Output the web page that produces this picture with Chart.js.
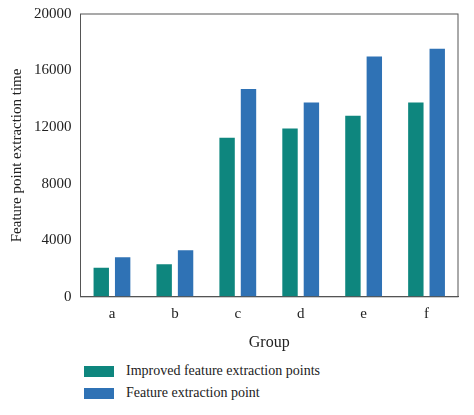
<!DOCTYPE html>
<html><head><script src="https://cdn.jsdelivr.net/npm/chart.js@4"></script>
<style>body{margin:0;background:#fff;font-family:"Liberation Serif",serif}
#wrap{width:474px;height:356px;position:relative}
.lg{position:absolute;left:84px;font-size:14px;color:#222;display:flex;align-items:center}
.lg span{display:inline-block;width:30px;height:11px;margin-right:12px}</style></head>
<body><div id="wrap"><canvas id="c"></canvas></div>
<div class="lg" style="top:363px"><span style="background:#0e867e"></span>Improved feature extraction points</div>
<div class="lg" style="top:385px"><span style="background:#2f72b5"></span>Feature extraction point</div>
<script>
const categories=["a","b","c","d","e","f"];
const improved=[2050,2300,11250,11900,12800,13750];
const feature=[2800,3300,14700,13750,17000,17550];
const ticks=[0,4000,8000,12000,16000,20000];
const font={family:"Liberation Serif",size:15};
new Chart(document.getElementById('c'),{type:'bar',
data:{labels:categories,datasets:[
{label:"Improved feature extraction points",data:improved,backgroundColor:"#0e867e"},
{label:"Feature extraction point",data:feature,backgroundColor:"#2f72b5"}]},
options:{responsive:true,maintainAspectRatio:false,animation:false,
layout:{padding:{top:14,right:16,left:4}},
plugins:{legend:{display:false},tooltip:{enabled:false}},
datasets:{bar:{categoryPercentage:0.68,barPercentage:0.72}},
scales:{
x:{grid:{display:false,drawTicks:false},border:{color:"#555"},ticks:{color:"#222",font,padding:8},
 title:{display:true,text:"Group",color:"#222",font:{family:"Liberation Serif",size:16},padding:{top:2}}},
y:{min:0,max:20000,afterBuildTicks:a=>{a.ticks=ticks.map(v=>({value:v}))},
 grid:{display:false,drawTicks:true,tickLength:5,tickColor:"#555"},border:{color:"#555"},
 ticks:{color:"#222",font,padding:4,callback:v=>String(v)},
 title:{display:true,text:"Feature point extraction time",color:"#222",font:{family:"Liberation Serif",size:15}}}}},
plugins:[{id:'frame',afterDraw(ch){const a=ch.chartArea,c=ch.ctx;c.save();c.strokeStyle="#555";c.lineWidth=1;c.strokeRect(a.left,a.top,a.right-a.left,a.bottom-a.top);c.restore();}}]
});
</script></body></html>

§ WHAT THE EXERCISE ASKS:
Except for the pictures, reproduce every line exactly.

§ SOLUTION TO THE EXERCISE:
Output the web page that produces this picture with Chart.js.
<!DOCTYPE html>
<html><head><script src="https://cdn.jsdelivr.net/npm/chart.js@4"></script>
<style>body{margin:0;background:#fff;font-family:"Liberation Serif",serif}
#wrap{width:474px;height:356px;position:relative}
.lg{position:absolute;left:84px;font-size:14px;color:#222;display:flex;align-items:center}
.lg span{display:inline-block;width:30px;height:11px;margin-right:12px}</style></head>
<body><div id="wrap"><canvas id="c"></canvas></div>
<div class="lg" style="top:363px"><span style="background:#0e867e"></span>Improved feature extraction points</div>
<div class="lg" style="top:385px"><span style="background:#2f72b5"></span>Feature extraction point</div>
<script>
const categories=["a","b","c","d","e","f"];
const improved=[2050,2300,11250,11900,12800,13750];
const feature=[2800,3300,14700,13750,17000,17550];
const ticks=[0,4000,8000,12000,16000,20000];
const font={family:"Liberation Serif",size:15};
new Chart(document.getElementById('c'),{type:'bar',
data:{labels:categories,datasets:[
{label:"Improved feature extraction points",data:improved,backgroundColor:"#0e867e"},
{label:"Feature extraction point",data:feature,backgroundColor:"#2f72b5"}]},
options:{responsive:true,maintainAspectRatio:false,animation:false,
layout:{padding:{top:14,right:16,left:4}},
plugins:{legend:{display:false},tooltip:{enabled:false}},
datasets:{bar:{categoryPercentage:0.68,barPercentage:0.72}},
scales:{
x:{grid:{display:false,drawTicks:false},border:{color:"#555"},ticks:{color:"#222",font,padding:8},
 title:{display:true,text:"Group",color:"#222",font:{family:"Liberation Serif",size:16},padding:{top:2}}},
y:{min:0,max:20000,afterBuildTicks:a=>{a.ticks=ticks.map(v=>({value:v}))},
 grid:{display:false,drawTicks:true,tickLength:5,tickColor:"#555"},border:{color:"#555"},
 ticks:{color:"#222",font,padding:4,callback:v=>String(v)},
 title:{display:true,text:"Feature point extraction time",color:"#222",font:{family:"Liberation Serif",size:15}}}}},
plugins:[{id:'frame',afterDraw(ch){const a=ch.chartArea,c=ch.ctx;c.save();c.strokeStyle="#555";c.lineWidth=1;c.strokeRect(a.left,a.top,a.right-a.left,a.bottom-a.top);c.restore();}}]
});
</script></body></html>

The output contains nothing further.